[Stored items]
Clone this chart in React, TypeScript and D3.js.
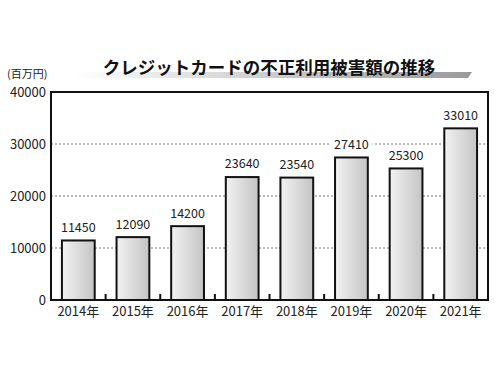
import React, { useEffect, useRef } from 'react';
import * as d3 from 'd3';

const years = ['2014年', '2015年', '2016年', '2017年', '2018年', '2019年', '2020年', '2021年'];
const damage = [11450, 12090, 14200, 23640, 23540, 27410, 25300, 33010];
const yTicks = [0, 10000, 20000, 30000, 40000];

const title = 'クレジットカードの不正利用被害額の推移';
const unit = '(百万円)';

export default function App() {
  const ref = useRef<SVGSVGElement>(null);

  useEffect(() => {
    if (!ref.current) return;
    const svg = d3.select(ref.current);
    svg.selectAll('*').remove();
    const font = '"Noto Sans CJK JP", "Noto Sans", sans-serif';

    const left = 51, right = 488, top = 92, bottom = 300;
    const x = d3.scaleBand().domain(years).range([left, right]).paddingInner(0.4).paddingOuter(0.2);
    const y = d3.scaleLinear().domain([0, 40000]).range([bottom, top]);

    const defs = svg.append('defs');
    const barGrad = defs.append('linearGradient').attr('id', 'barGrad');
    barGrad.append('stop').attr('offset', '0%').attr('stop-color', '#f2f2f2');
    barGrad.append('stop').attr('offset', '100%').attr('stop-color', '#c4c4c4');
    const ulGrad = defs.append('linearGradient').attr('id', 'ulGrad');
    ulGrad.append('stop').attr('offset', '0%').attr('stop-color', '#ffffff');
    ulGrad.append('stop').attr('offset', '100%').attr('stop-color', '#999999');

    // title underline
    svg.append('path')
      .attr('d', 'M78,72 L472,72 L468,78 L74,78 Z')
      .attr('fill', 'url(#ulGrad)');
    svg.append('text')
      .attr('x', 269).attr('y', 74)
      .attr('text-anchor', 'middle')
      .attr('font-family', font).attr('font-weight', 'bold').attr('font-size', 17.5)
      .attr('fill', '#111')
      .text(title);

    svg.append('text')
      .attr('x', 7).attr('y', 78)
      .attr('font-family', font).attr('font-size', 11).attr('fill', '#222')
      .text(unit);

    // grid
    svg.append('g').selectAll('line')
      .data(yTicks.filter(t => t > 0 && t < 40000))
      .join('line')
      .attr('x1', left).attr('x2', right)
      .attr('y1', d => y(d)).attr('y2', d => y(d))
      .attr('stroke', '#777').attr('stroke-width', 1).attr('stroke-dasharray', '2,2');

    // y labels
    svg.append('g').selectAll('text')
      .data(yTicks)
      .join('text')
      .attr('x', 46).attr('y', d => y(d))
      .attr('dy', '0.35em')
      .attr('text-anchor', 'end')
      .attr('font-family', font).attr('font-size', 13).attr('fill', '#222')
      .text(d => String(d));

    // value labels with white backing
    const labels = svg.append('g');
    years.forEach((yr, i) => {
      const cx = (x(yr) as number) + x.bandwidth() / 2;
      const cy = y(damage[i]) - 13;
      labels.append('rect')
        .attr('x', cx - 21).attr('y', cy - 8).attr('width', 42).attr('height', 15)
        .attr('fill', '#fff');
      labels.append('text')
        .attr('x', cx).attr('y', cy)
        .attr('dy', '0.35em')
        .attr('text-anchor', 'middle')
        .attr('font-family', font).attr('font-size', 12.5).attr('fill', '#222')
        .text(String(damage[i]));
    });

    // bars
    svg.append('g').selectAll('rect')
      .data(damage)
      .join('rect')
      .attr('x', (_, i) => x(years[i]) as number)
      .attr('y', d => y(d))
      .attr('width', x.bandwidth())
      .attr('height', d => bottom - y(d))
      .attr('fill', 'url(#barGrad)')
      .attr('stroke', '#111').attr('stroke-width', 2);

    // frame
    svg.append('rect')
      .attr('x', left).attr('y', top)
      .attr('width', right - left).attr('height', bottom - top)
      .attr('fill', 'none').attr('stroke', '#111').attr('stroke-width', 2);

    // ticks between bands
    const tickX = (d: string) => (x(d) as number) - x.step() * 0.2;
    svg.append('g').selectAll('line')
      .data(years.slice(1))
      .join('line')
      .attr('x1', d => tickX(d))
      .attr('x2', d => tickX(d))
      .attr('y1', bottom).attr('y2', bottom - 6)
      .attr('stroke', '#111').attr('stroke-width', 2);

    // x labels
    svg.append('g').selectAll('text')
      .data(years)
      .join('text')
      .attr('x', d => (x(d) as number) + x.bandwidth() / 2)
      .attr('y', 311)
      .attr('dy', '0.35em')
      .attr('text-anchor', 'middle')
      .attr('font-family', font).attr('font-size', 13).attr('fill', '#222')
      .text(d => d);
  }, []);

  return (
    <svg ref={ref} width={500} height={375}
      style={{ position: 'absolute', left: 0, top: 0, background: '#fff' }} />
  );
}
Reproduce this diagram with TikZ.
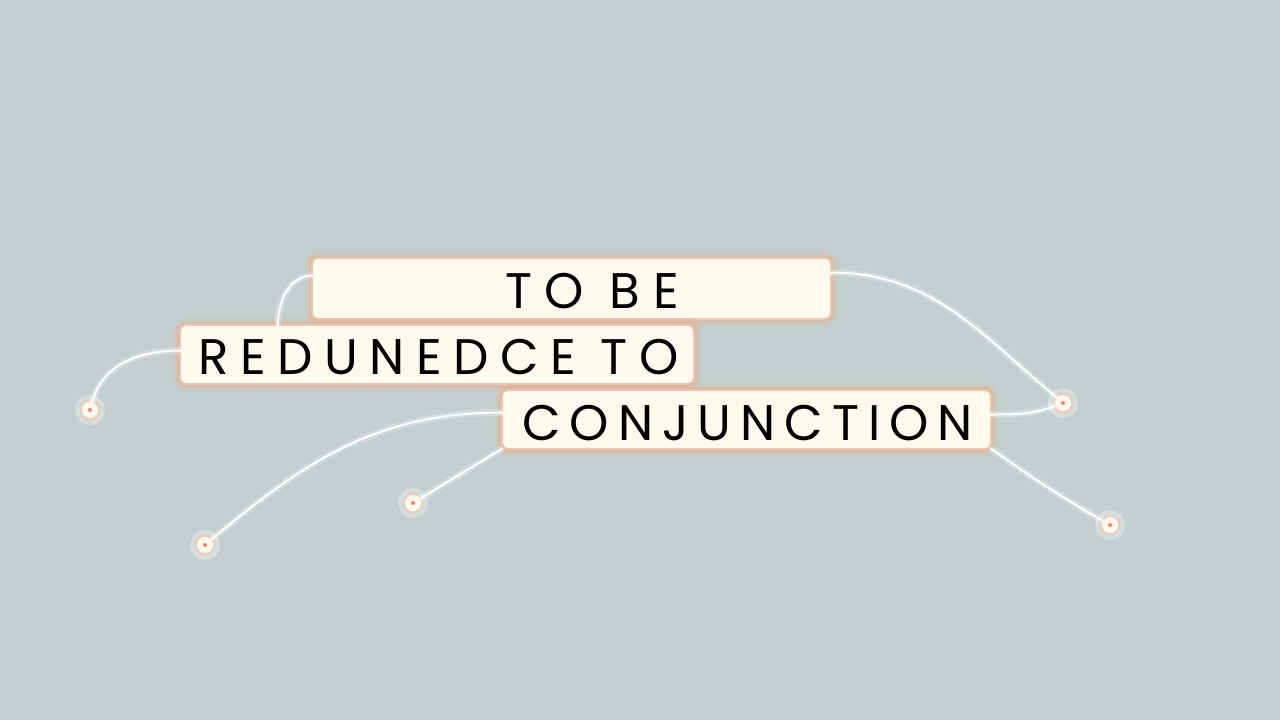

— INSTRUCTIONS FOR THE TASK —
All of the data above should be transcribed verbatim, with pictures omitted.

— ANSWER IN FULL —
Clone this chart in React, TypeScript and D3.js.
import React, { useEffect, useRef } from 'react';
import * as d3 from 'd3';

const years = ['2014年', '2015年', '2016年', '2017年', '2018年', '2019年', '2020年', '2021年'];
const damage = [11450, 12090, 14200, 23640, 23540, 27410, 25300, 33010];
const yTicks = [0, 10000, 20000, 30000, 40000];

const title = 'クレジットカードの不正利用被害額の推移';
const unit = '(百万円)';

export default function App() {
  const ref = useRef<SVGSVGElement>(null);

  useEffect(() => {
    if (!ref.current) return;
    const svg = d3.select(ref.current);
    svg.selectAll('*').remove();
    const font = '"Noto Sans CJK JP", "Noto Sans", sans-serif';

    const left = 51, right = 488, top = 92, bottom = 300;
    const x = d3.scaleBand().domain(years).range([left, right]).paddingInner(0.4).paddingOuter(0.2);
    const y = d3.scaleLinear().domain([0, 40000]).range([bottom, top]);

    const defs = svg.append('defs');
    const barGrad = defs.append('linearGradient').attr('id', 'barGrad');
    barGrad.append('stop').attr('offset', '0%').attr('stop-color', '#f2f2f2');
    barGrad.append('stop').attr('offset', '100%').attr('stop-color', '#c4c4c4');
    const ulGrad = defs.append('linearGradient').attr('id', 'ulGrad');
    ulGrad.append('stop').attr('offset', '0%').attr('stop-color', '#ffffff');
    ulGrad.append('stop').attr('offset', '100%').attr('stop-color', '#999999');

    // title underline
    svg.append('path')
      .attr('d', 'M78,72 L472,72 L468,78 L74,78 Z')
      .attr('fill', 'url(#ulGrad)');
    svg.append('text')
      .attr('x', 269).attr('y', 74)
      .attr('text-anchor', 'middle')
      .attr('font-family', font).attr('font-weight', 'bold').attr('font-size', 17.5)
      .attr('fill', '#111')
      .text(title);

    svg.append('text')
      .attr('x', 7).attr('y', 78)
      .attr('font-family', font).attr('font-size', 11).attr('fill', '#222')
      .text(unit);

    // grid
    svg.append('g').selectAll('line')
      .data(yTicks.filter(t => t > 0 && t < 40000))
      .join('line')
      .attr('x1', left).attr('x2', right)
      .attr('y1', d => y(d)).attr('y2', d => y(d))
      .attr('stroke', '#777').attr('stroke-width', 1).attr('stroke-dasharray', '2,2');

    // y labels
    svg.append('g').selectAll('text')
      .data(yTicks)
      .join('text')
      .attr('x', 46).attr('y', d => y(d))
      .attr('dy', '0.35em')
      .attr('text-anchor', 'end')
      .attr('font-family', font).attr('font-size', 13).attr('fill', '#222')
      .text(d => String(d));

    // value labels with white backing
    const labels = svg.append('g');
    years.forEach((yr, i) => {
      const cx = (x(yr) as number) + x.bandwidth() / 2;
      const cy = y(damage[i]) - 13;
      labels.append('rect')
        .attr('x', cx - 21).attr('y', cy - 8).attr('width', 42).attr('height', 15)
        .attr('fill', '#fff');
      labels.append('text')
        .attr('x', cx).attr('y', cy)
        .attr('dy', '0.35em')
        .attr('text-anchor', 'middle')
        .attr('font-family', font).attr('font-size', 12.5).attr('fill', '#222')
        .text(String(damage[i]));
    });

    // bars
    svg.append('g').selectAll('rect')
      .data(damage)
      .join('rect')
      .attr('x', (_, i) => x(years[i]) as number)
      .attr('y', d => y(d))
      .attr('width', x.bandwidth())
      .attr('height', d => bottom - y(d))
      .attr('fill', 'url(#barGrad)')
      .attr('stroke', '#111').attr('stroke-width', 2);

    // frame
    svg.append('rect')
      .attr('x', left).attr('y', top)
      .attr('width', right - left).attr('height', bottom - top)
      .attr('fill', 'none').attr('stroke', '#111').attr('stroke-width', 2);

    // ticks between bands
    const tickX = (d: string) => (x(d) as number) - x.step() * 0.2;
    svg.append('g').selectAll('line')
      .data(years.slice(1))
      .join('line')
      .attr('x1', d => tickX(d))
      .attr('x2', d => tickX(d))
      .attr('y1', bottom).attr('y2', bottom - 6)
      .attr('stroke', '#111').attr('stroke-width', 2);

    // x labels
    svg.append('g').selectAll('text')
      .data(years)
      .join('text')
      .attr('x', d => (x(d) as number) + x.bandwidth() / 2)
      .attr('y', 311)
      .attr('dy', '0.35em')
      .attr('text-anchor', 'middle')
      .attr('font-family', font).attr('font-size', 13).attr('fill', '#222')
      .text(d => d);
  }, []);

  return (
    <svg ref={ref} width={500} height={375}
      style={{ position: 'absolute', left: 0, top: 0, background: '#fff' }} />
  );
}
Reproduce this diagram with TikZ.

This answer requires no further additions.